Wichtig bleiben der Kampf gegen weitere Flächenversiegelung, ein Programm zur Dachflächen-, Fassaden- und Stadtbegrünung.

Die in einigen Gemeinden geführten Diskussionen um Osterfeuer ca. 100 x 100 kg sind Nebelkerzen. Das einmalige Verbrennen von 10 t Holz würden ca. 18 t CO2 produzieren. Man kann darüber nachdenken, ob man so viele und große Osterfeuer braucht, einen relevanten Beitrag zum Klimaschutz wird man mit dem Verbot nicht erreichen. Feuerwerke tragen vor allem zu Sylvester erheblich zur Feinstaubbelastung bei. Eine erhebliche CO2-Belastung wurde bisher nicht dargestellt.

Abschließend:

Die Stadt Wesel wird im Haushaltsplan erhebliche Beträge für Energiesparförderung, für Energieberatung und Öffentlichkeitsarbeit, für Stadtbegrünung und für den öffentlichen Nahverkehr bereitstellen müssen. Zentraler Akteur vieler Maßnahmen können die Stadtwerke Wesel sein.

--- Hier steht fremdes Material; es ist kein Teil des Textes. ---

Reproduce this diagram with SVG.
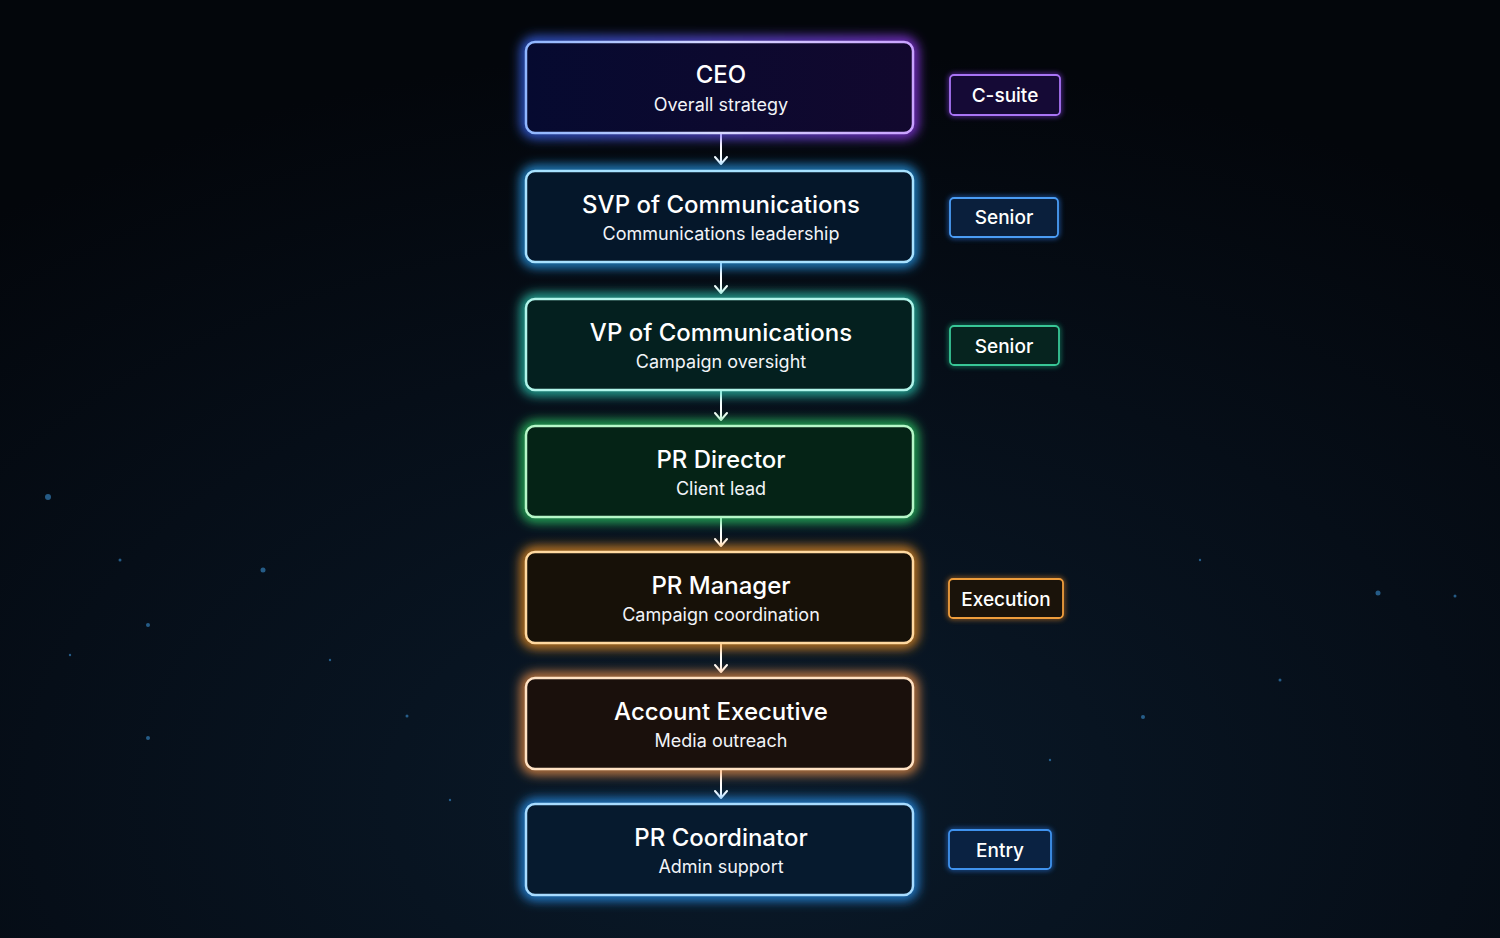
<svg xmlns="http://www.w3.org/2000/svg" width="1500" height="938" viewBox="0 0 1500 938">
<defs>
  <radialGradient id="bg" cx="50%" cy="85%" r="80%">
    <stop offset="0" stop-color="#0a1a2a"/>
    <stop offset="0.6" stop-color="#060e18"/>
    <stop offset="1" stop-color="#03060b"/>
  </radialGradient>
  <linearGradient id="gCeo" x1="0" y1="0" x2="1" y2="0">
    <stop offset="0" stop-color="#8fb6ff"/>
    <stop offset="0.5" stop-color="#d6d8ff"/>
    <stop offset="1" stop-color="#c9a2ff"/>
  </linearGradient>
  <linearGradient id="hCeo" x1="0" y1="0" x2="1" y2="0">
    <stop offset="0" stop-color="#3a6cff"/>
    <stop offset="1" stop-color="#9a3dff"/>
  </linearGradient>
  <linearGradient id="fCeo" x1="0" y1="0" x2="1" y2="0">
    <stop offset="0" stop-color="#060a30"/>
    <stop offset="1" stop-color="#12082e"/>
  </linearGradient>
  <filter id="blur" x="-20%" y="-40%" width="140%" height="180%">
    <feGaussianBlur stdDeviation="6"/>
  </filter>
  <filter id="blurS" x="-20%" y="-40%" width="140%" height="180%">
    <feGaussianBlur stdDeviation="2.5"/>
  </filter>
  <marker id="arr" markerWidth="14" markerHeight="14" refX="11" refY="7" orient="auto" markerUnits="userSpaceOnUse">
    <path d="M4,1 L11,7 L4,13" fill="none" stroke="#ffffff" stroke-width="2" stroke-linecap="round" stroke-linejoin="round"/>
  </marker>
</defs>
<style>
  .halo { fill: none; stroke-width: 9; opacity: 1; }
  .box { stroke-width: 2.5; }
  .title { font-family: Inter, "Liberation Sans", sans-serif; font-size: 24px; font-weight: 500; fill: #ffffff; text-anchor: middle; }
  .sub { font-family: Inter, "Liberation Sans", sans-serif; font-size: 18px; font-weight: 400; fill: #f2f4f8; text-anchor: middle; }
  .bhalo { fill: none; stroke-width: 4; opacity: 0.6; }
  .badge { stroke-width: 1.8; }
  .btxt { font-family: Inter, "Liberation Sans", sans-serif; font-size: 19px; font-weight: 500; fill: #ffffff; text-anchor: middle; }
  .conn { stroke: #ffffff; stroke-width: 2; fill: none; }
</style>
<rect width="1500" height="938" fill="url(#bg)"/>
<g fill="#3a8fd0" opacity="0.6">
  <circle cx="48" cy="497" r="3"/><circle cx="263" cy="570" r="2.5"/><circle cx="148" cy="625" r="2"/>
  <circle cx="148" cy="738" r="2"/><circle cx="407" cy="716" r="1.5"/><circle cx="1378" cy="593" r="2.5"/>
  <circle cx="1143" cy="717" r="2"/><circle cx="1280" cy="680" r="1.5"/><circle cx="1455" cy="596" r="1.5"/>
  <circle cx="120" cy="560" r="1.5"/><circle cx="1200" cy="560" r="1.2"/><circle cx="330" cy="660" r="1.2"/>
  <circle cx="1050" cy="760" r="1.2"/><circle cx="450" cy="800" r="1.2"/><circle cx="70" cy="655" r="1.2"/>
</g>

<g id="connectors">
  <line class="conn" x1="721" y1="134" x2="721" y2="164" marker-end="url(#arr)"/>
  <line class="conn" x1="721" y1="263" x2="721" y2="293" marker-end="url(#arr)"/>
  <line class="conn" x1="721" y1="391" x2="721" y2="420" marker-end="url(#arr)"/>
  <line class="conn" x1="721" y1="518" x2="721" y2="546" marker-end="url(#arr)"/>
  <line class="conn" x1="721" y1="644" x2="721" y2="672" marker-end="url(#arr)"/>
  <line class="conn" x1="721" y1="770" x2="721" y2="798" marker-end="url(#arr)"/>
</g>

<g id="node-ceo">
  <rect class="halo" x="526" y="42" width="387" height="91" rx="9" stroke="url(#hCeo)" filter="url(#blur)"/>
  <rect class="box" x="526" y="42" width="387" height="91" rx="9" fill="url(#fCeo)" stroke="url(#gCeo)"/>
  <text class="title" x="721" y="83">CEO</text>
  <text class="sub" x="721" y="111">Overall strategy</text>
</g>
<g id="node-svp">
  <rect class="halo" x="526" y="171" width="387" height="91" rx="9" stroke="#2aa8ff" filter="url(#blur)"/>
  <rect class="box" x="526" y="171" width="387" height="91" rx="9" fill="#05172a" stroke="#a8e2ff"/>
  <text class="title" x="721" y="213">SVP of Communications</text>
  <text class="sub" x="721" y="240">Communications leadership</text>
</g>
<g id="node-vp">
  <rect class="halo" x="526" y="299" width="387" height="91" rx="9" stroke="#2fd6bd" filter="url(#blur)"/>
  <rect class="box" x="526" y="299" width="387" height="91" rx="9" fill="#04201f" stroke="#b0f5ea"/>
  <text class="title" x="721" y="341">VP of Communications</text>
  <text class="sub" x="721" y="368">Campaign oversight</text>
</g>
<g id="node-director">
  <rect class="halo" x="526" y="426" width="387" height="91" rx="9" stroke="#2fd86b" filter="url(#blur)"/>
  <rect class="box" x="526" y="426" width="387" height="91" rx="9" fill="#052316" stroke="#b6f7c8"/>
  <text class="title" x="721" y="468">PR Director</text>
  <text class="sub" x="721" y="495">Client lead</text>
</g>
<g id="node-manager">
  <rect class="halo" x="526" y="552" width="387" height="91" rx="9" stroke="#ff9a20" filter="url(#blur)"/>
  <rect class="box" x="526" y="552" width="387" height="91" rx="9" fill="#171108" stroke="#ffd9a0"/>
  <text class="title" x="721" y="594">PR Manager</text>
  <text class="sub" x="721" y="621">Campaign coordination</text>
</g>
<g id="node-ae">
  <rect class="halo" x="526" y="678" width="387" height="91" rx="9" stroke="#ff9a4a" filter="url(#blur)"/>
  <rect class="box" x="526" y="678" width="387" height="91" rx="9" fill="#1a100c" stroke="#ffe2c4"/>
  <text class="title" x="721" y="720">Account Executive</text>
  <text class="sub" x="721" y="747">Media outreach</text>
</g>
<g id="node-coordinator">
  <rect class="halo" x="526" y="804" width="387" height="91" rx="9" stroke="#2a9cff" filter="url(#blur)"/>
  <rect class="box" x="526" y="804" width="387" height="91" rx="9" fill="#061a2e" stroke="#a8dcff"/>
  <text class="title" x="721" y="846">PR Coordinator</text>
  <text class="sub" x="721" y="873">Admin support</text>
</g>

<g id="badge-csuite">
  <rect class="bhalo" x="950" y="75" width="110" height="40" rx="4" stroke="#8a3cf0" filter="url(#blurS)"/>
  <rect class="badge" x="950" y="75" width="110" height="40" rx="4" fill="#150a36" stroke="#a874f5"/>
  <text class="btxt" x="1005" y="102">C-suite</text>
</g>
<g id="badge-senior1">
  <rect class="bhalo" x="950" y="198" width="108" height="39" rx="4" stroke="#2a7ef0" filter="url(#blurS)"/>
  <rect class="badge" x="950" y="198" width="108" height="39" rx="4" fill="#0a1f3c" stroke="#4a9cf5"/>
  <text class="btxt" x="1004" y="224">Senior</text>
</g>
<g id="badge-senior2">
  <rect class="bhalo" x="950" y="326" width="109" height="39" rx="4" stroke="#1fae80" filter="url(#blurS)"/>
  <rect class="badge" x="950" y="326" width="109" height="39" rx="4" fill="#06241f" stroke="#38c696"/>
  <text class="btxt" x="1004" y="353">Senior</text>
</g>
<g id="badge-execution">
  <rect class="bhalo" x="949" y="579" width="114" height="39" rx="4" stroke="#e08420" filter="url(#blurS)"/>
  <rect class="badge" x="949" y="579" width="114" height="39" rx="4" fill="#1a130a" stroke="#ef9d3c"/>
  <text class="btxt" x="1006" y="606">Execution</text>
</g>
<g id="badge-entry">
  <rect class="bhalo" x="949" y="830" width="102" height="39" rx="4" stroke="#2a7ef0" filter="url(#blurS)"/>
  <rect class="badge" x="949" y="830" width="102" height="39" rx="4" fill="#0a2242" stroke="#3f92ee"/>
  <text class="btxt" x="1000" y="857">Entry</text>
</g>
</svg>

Die Liste der Maßnahmen ist in keinem Fall vollständig. Wir werden im Prozess regelmäßig nachsteuern müssen. Wenn die Bundesregierung begleitende regulatorische Rahmenbedingungen, wie z. B. eine Bepreisung von CO2-Emissionen beschließt, und wenn Bürgerinnen und Bürger die Angebote nutzen und sich klimafreundlich verhalten, können wir die gesetzten Klimaschutzziele erreichen und sogar übertreffen.